Intel Hybrid Architecture
On Alder Lake (Gen12), there are P and E cores in varying combinations (see, e.g., Wikipedia).
On Meteor Lake (Gen14), there are also LP-E cores, i.e., ultra-low power and part of a separate SoC, suitable to be used during deep sleep of the compute tile.
Detection
There is a CPUID leaf (0x1a) allowing to distinguish P and E cores. See the #References below.
Detecting LP-E cores is more complex, as these are reported as just E cores by CPUID 0x1a. It seems there is no forward compatible way of doing this detection (see https://community.intel.com/t5/Mobile-and-Desktop-Processors/Detecting-LP-E-Cores-on-Meteor-Lake-in-software/m-p/1578915).
Thread Director
Intel's Hybrid architectures feature a hardware component called the Thread Director. Its goal is to give feedback on threads instruction mix and report in real-time the package state with respect to attainable performance and efficiency. The latter reporting already exists as part of the Hardware Feedback Interface sub-functionality, but the Thread Director extends it by giving feedback for different classes of instruction mix.

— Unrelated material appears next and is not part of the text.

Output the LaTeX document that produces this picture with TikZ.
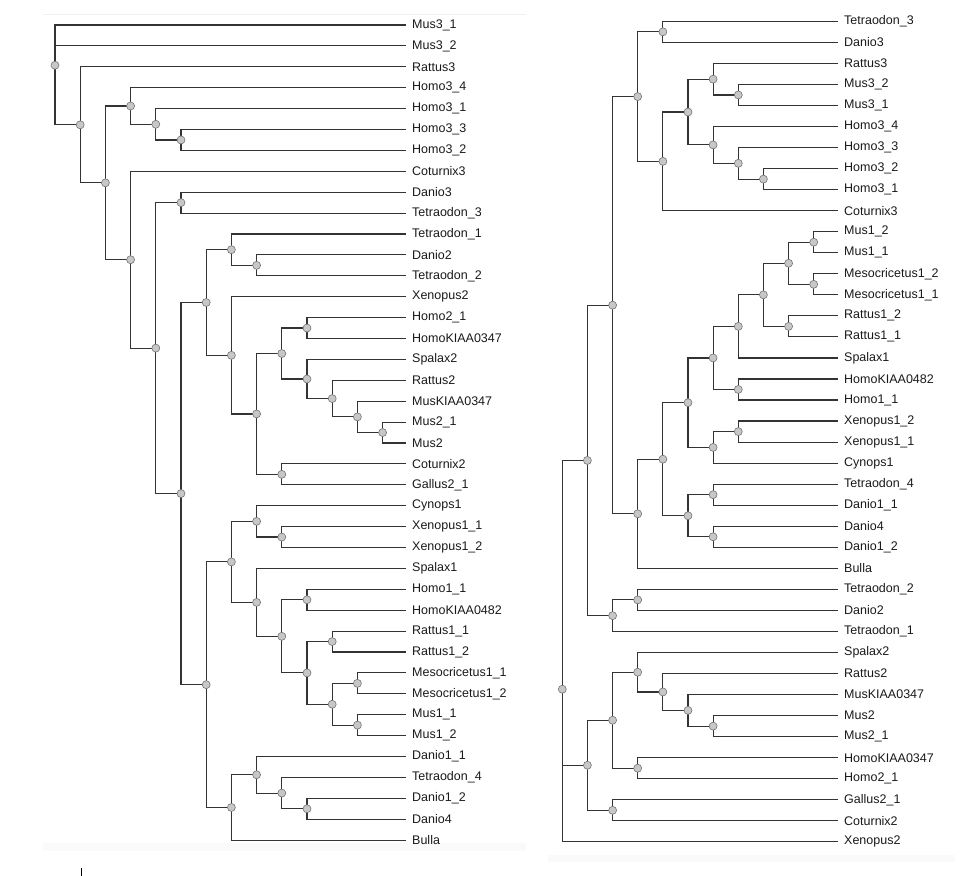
\documentclass[tikz,border=0pt]{standalone}
\usepackage{fontspec}
\setmainfont{Liberation Sans}
\usetikzlibrary{calc}
\pgfdeclarelayer{fg}
\pgfsetlayers{main,fg}
\tikzset{
  br/.style={draw=black!80, line width=1.15pt},
  dot/.style={circle, draw=black!55, fill=black!22, line width=0.6pt, minimum size=8pt, inner sep=0pt},
  leaf/.style={anchor=west, inner sep=0pt, xshift=6pt, font=\fontsize{12.5}{14}\selectfont, text=black!90}
}
\newcommand\lfL[3]{\coordinate (#1) at (406,{25+20.9*(#2-1)}); \node[leaf] (t#1) at (#1) {#3};}
\newcommand\lfR[3]{\coordinate (#1) at (838,{21.3+21.04*(#2-1)}); \node[leaf] (t#1) at (#1) {#3};}
\newcommand\nd[4]{%
  \path let \p1=($(#3)!.5!(#4)$) in coordinate (#1) at (#2pt,\y1);
  \draw[br] (#1) |- (#3); \draw[br] (#1) |- (#4);
  \begin{pgfonlayer}{fg}\node[dot] (d#1) at (#1) {};\end{pgfonlayer}}
\newcommand\ndthree[5]{%
  \path let \p1=($(#3)!{2/3}!($(#4)!.5!(#5)$)$) in coordinate (#1) at (#2pt,\y1);
  \draw[br] (#1) |- (#3); \draw[br] (#1) |- (#4); \draw[br] (#1) |- (#5);
  \begin{pgfonlayer}{fg}\node[dot] (d#1) at (#1) {};\end{pgfonlayer}}
\begin{document}
\begin{tikzpicture}[x=1pt,y=-1pt]
\useasboundingbox (0,0) rectangle (962,876);
\fill[black!2] (43,843) rectangle (526,851);
\fill[black!2] (548,855) rectangle (955,862);
\draw[black!6, line width=0.8pt] (43,14) -- (526,14);
\coordinate (tk1) at (81,868); \coordinate (tk2) at (81,876);
\draw[black, line width=0.8pt] (tk1) -- (tk2);
% left leaves
\lfL{L1}{1}{Mus3\_1}
\lfL{L2}{2}{Mus3\_2}
\lfL{L3}{3}{Rattus3}
\lfL{L4}{4}{Homo3\_4}
\lfL{L5}{5}{Homo3\_1}
\lfL{L6}{6}{Homo3\_3}
\lfL{L7}{7}{Homo3\_2}
\lfL{L8}{8}{Coturnix3}
\lfL{L9}{9}{Danio3}
\lfL{L10}{10}{Tetraodon\_3}
\lfL{L11}{11}{Tetraodon\_1}
\lfL{L12}{12}{Danio2}
\lfL{L13}{13}{Tetraodon\_2}
\lfL{L14}{14}{Xenopus2}
\lfL{L15}{15}{Homo2\_1}
\lfL{L16}{16}{HomoKIAA0347}
\lfL{L17}{17}{Spalax2}
\lfL{L18}{18}{Rattus2}
\lfL{L19}{19}{MusKIAA0347}
\lfL{L20}{20}{Mus2\_1}
\lfL{L21}{21}{Mus2}
\lfL{L22}{22}{Coturnix2}
\lfL{L23}{23}{Gallus2\_1}
\lfL{L24}{24}{Cynops1}
\lfL{L25}{25}{Xenopus1\_1}
\lfL{L26}{26}{Xenopus1\_2}
\lfL{L27}{27}{Spalax1}
\lfL{L28}{28}{Homo1\_1}
\lfL{L29}{29}{HomoKIAA0482}
\lfL{L30}{30}{Rattus1\_1}
\lfL{L31}{31}{Rattus1\_2}
\lfL{L32}{32}{Mesocricetus1\_1}
\lfL{L33}{33}{Mesocricetus1\_2}
\lfL{L34}{34}{Mus1\_1}
\lfL{L35}{35}{Mus1\_2}
\lfL{L36}{36}{Danio1\_1}
\lfL{L37}{37}{Tetraodon\_4}
\lfL{L38}{38}{Danio1\_2}
\lfL{L39}{39}{Danio4}
\lfL{L40}{40}{Bulla}
% left internal
\nd{LC2}{181}{L6}{L7}
\nd{LC1}{155.8}{L5}{LC2}
\nd{LC}{130.6}{L4}{LC1}
\nd{LF}{181}{L9}{L10}
\nd{LH1a}{256.6}{L12}{L13}
\nd{LH1}{231.4}{L11}{LH1a}
\nd{LK1}{307}{L15}{L16}
\nd{LK5}{382.6}{L20}{L21}
\nd{LK4}{357.4}{L19}{LK5}
\nd{LK3}{332.2}{L18}{LK4}
\nd{LK2}{307}{L17}{LK3}
\nd{LK}{281.8}{LK1}{LK2}
\nd{LL}{281.8}{L22}{L23}
\nd{LJ}{256.6}{LK}{LL}
\nd{LH2}{231.4}{L14}{LJ}
\nd{LH}{206.2}{LH1}{LH2}
\nd{LM1a}{281.8}{L25}{L26}
\nd{LM1}{256.6}{L24}{LM1a}
\nd{LO1}{307}{L28}{L29}
\nd{LO3}{332.2}{L30}{L31}
\nd{LO5}{357.4}{L32}{L33}
\nd{LO6}{357.4}{L34}{L35}
\nd{LO4}{332.2}{LO5}{LO6}
\nd{LO2}{307}{LO3}{LO4}
\nd{LO}{281.8}{LO1}{LO2}
\nd{LM2}{256.6}{L27}{LO}
\nd{LM}{231.4}{LM1}{LM2}
\nd{LP2}{307}{L38}{L39}
\nd{LP1}{281.8}{L37}{LP2}
\nd{LP}{256.6}{L36}{LP1}
\nd{LN}{231.4}{LP}{L40}
\nd{LI}{206.2}{LM}{LN}
\nd{LG}{181}{LH}{LI}
\nd{LE}{155.8}{LF}{LG}
\nd{LD}{130.6}{L8}{LE}
\nd{LB}{105.4}{LC}{LD}
\nd{LA}{80.2}{L3}{LB}
\ndthree{LR}{55}{L1}{L2}{LA}
% right leaves
\lfR{R1}{1}{Tetraodon\_3}
\lfR{R2}{2}{Danio3}
\lfR{R3}{3}{Rattus3}
\lfR{R4}{4}{Mus3\_2}
\lfR{R5}{5}{Mus3\_1}
\lfR{R6}{6}{Homo3\_4}
\lfR{R7}{7}{Homo3\_3}
\lfR{R8}{8}{Homo3\_2}
\lfR{R9}{9}{Homo3\_1}
\lfR{R10}{10}{Coturnix3}
\lfR{R11}{11}{Mus1\_2}
\lfR{R12}{12}{Mus1\_1}
\lfR{R13}{13}{Mesocricetus1\_2}
\lfR{R14}{14}{Mesocricetus1\_1}
\lfR{R15}{15}{Rattus1\_2}
\lfR{R16}{16}{Rattus1\_1}
\lfR{R17}{17}{Spalax1}
\lfR{R18}{18}{HomoKIAA0482}
\lfR{R19}{19}{Homo1\_1}
\lfR{R20}{20}{Xenopus1\_2}
\lfR{R21}{21}{Xenopus1\_1}
\lfR{R22}{22}{Cynops1}
\lfR{R23}{23}{Tetraodon\_4}
\lfR{R24}{24}{Danio1\_1}
\lfR{R25}{25}{Danio4}
\lfR{R26}{26}{Danio1\_2}
\lfR{R27}{27}{Bulla}
\lfR{R28}{28}{Tetraodon\_2}
\lfR{R29}{29}{Danio2}
\lfR{R30}{30}{Tetraodon\_1}
\lfR{R31}{31}{Spalax2}
\lfR{R32}{32}{Rattus2}
\lfR{R33}{33}{MusKIAA0347}
\lfR{R34}{34}{Mus2}
\lfR{R35}{35}{Mus2\_1}
\lfR{R36}{36}{HomoKIAA0347}
\lfR{R37}{37}{Homo2\_1}
\lfR{R38}{38}{Gallus2\_1}
\lfR{R39}{39}{Coturnix2}
\lfR{R40}{40}{Xenopus2}
% right internal
\nd{RC1}{662.9}{R1}{R2}
\nd{RC4a}{738.3}{R4}{R5}
\nd{RC4}{713.1}{R3}{RC4a}
\nd{RC7}{763.4}{R8}{R9}
\nd{RC6}{738.3}{R7}{RC7}
\nd{RC5}{713.1}{R6}{RC6}
\nd{RC3}{688}{RC4}{RC5}
\nd{RC2}{662.9}{RC3}{R10}
\nd{RC}{637.7}{RC1}{RC2}
\nd{RH6}{813.7}{R11}{R12}
\nd{RH7}{813.7}{R13}{R14}
\nd{RH4}{788.6}{RH6}{RH7}
\nd{RH5}{788.6}{R15}{R16}
\nd{RH3}{763.4}{RH4}{RH5}
\nd{RH1}{738.3}{RH3}{R17}
\nd{RH2}{738.3}{R18}{R19}
\nd{RH}{713.1}{RH1}{RH2}
\nd{RI1}{738.3}{R20}{R21}
\nd{RI}{713.1}{RI1}{R22}
\nd{RF}{688}{RH}{RI}
\nd{RG1}{713.1}{R23}{R24}
\nd{RG2}{713.1}{R25}{R26}
\nd{RG}{688}{RG1}{RG2}
\nd{RE}{662.9}{RF}{RG}
\nd{RD}{637.7}{RE}{R27}
\nd{RA1}{612.6}{RC}{RD}
\nd{RA3}{637.7}{R28}{R29}
\nd{RA2}{612.6}{RA3}{R30}
\nd{RA}{587.4}{RA1}{RA2}
\nd{RB7}{713.1}{R34}{R35}
\nd{RB6}{688}{R33}{RB7}
\nd{RB5}{662.9}{R32}{RB6}
\nd{RB3}{637.7}{R31}{RB5}
\nd{RB4}{637.7}{R36}{R37}
\nd{RB1}{612.6}{RB3}{RB4}
\nd{RB2}{612.6}{R38}{R39}
\nd{RB}{587.4}{RB1}{RB2}
\ndthree{RR}{562.3}{RA}{RB}{R40}
\end{tikzpicture}
\end{document}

Using this information, we expect to be able to schedule threads benefiting more from P cores onto them in priority when performance is desired, and conversely those benefiting more from E cores to improve efficiency. Intel's documentation talks about comparing performance or efficiency ratios of a thread on two cores with that of another thread to decide which thread should preferably go onto which core. That provides a policy to decide whether to exchange two threads from two different core types. This approach alone might be acceptable for short-lived threads, but for longer-lived ones the scheduler has to ensure fairness, which sometimes will go against that policy.
References
Some high-level documentation by Intel.
Intel Software Developer Manuals, in particular volume 2, CPUID instruction and volume 3, chapter 16.6 "HARDWARE FEEDBACK INTERFACE AND INTEL® THREAD DIRECTOR".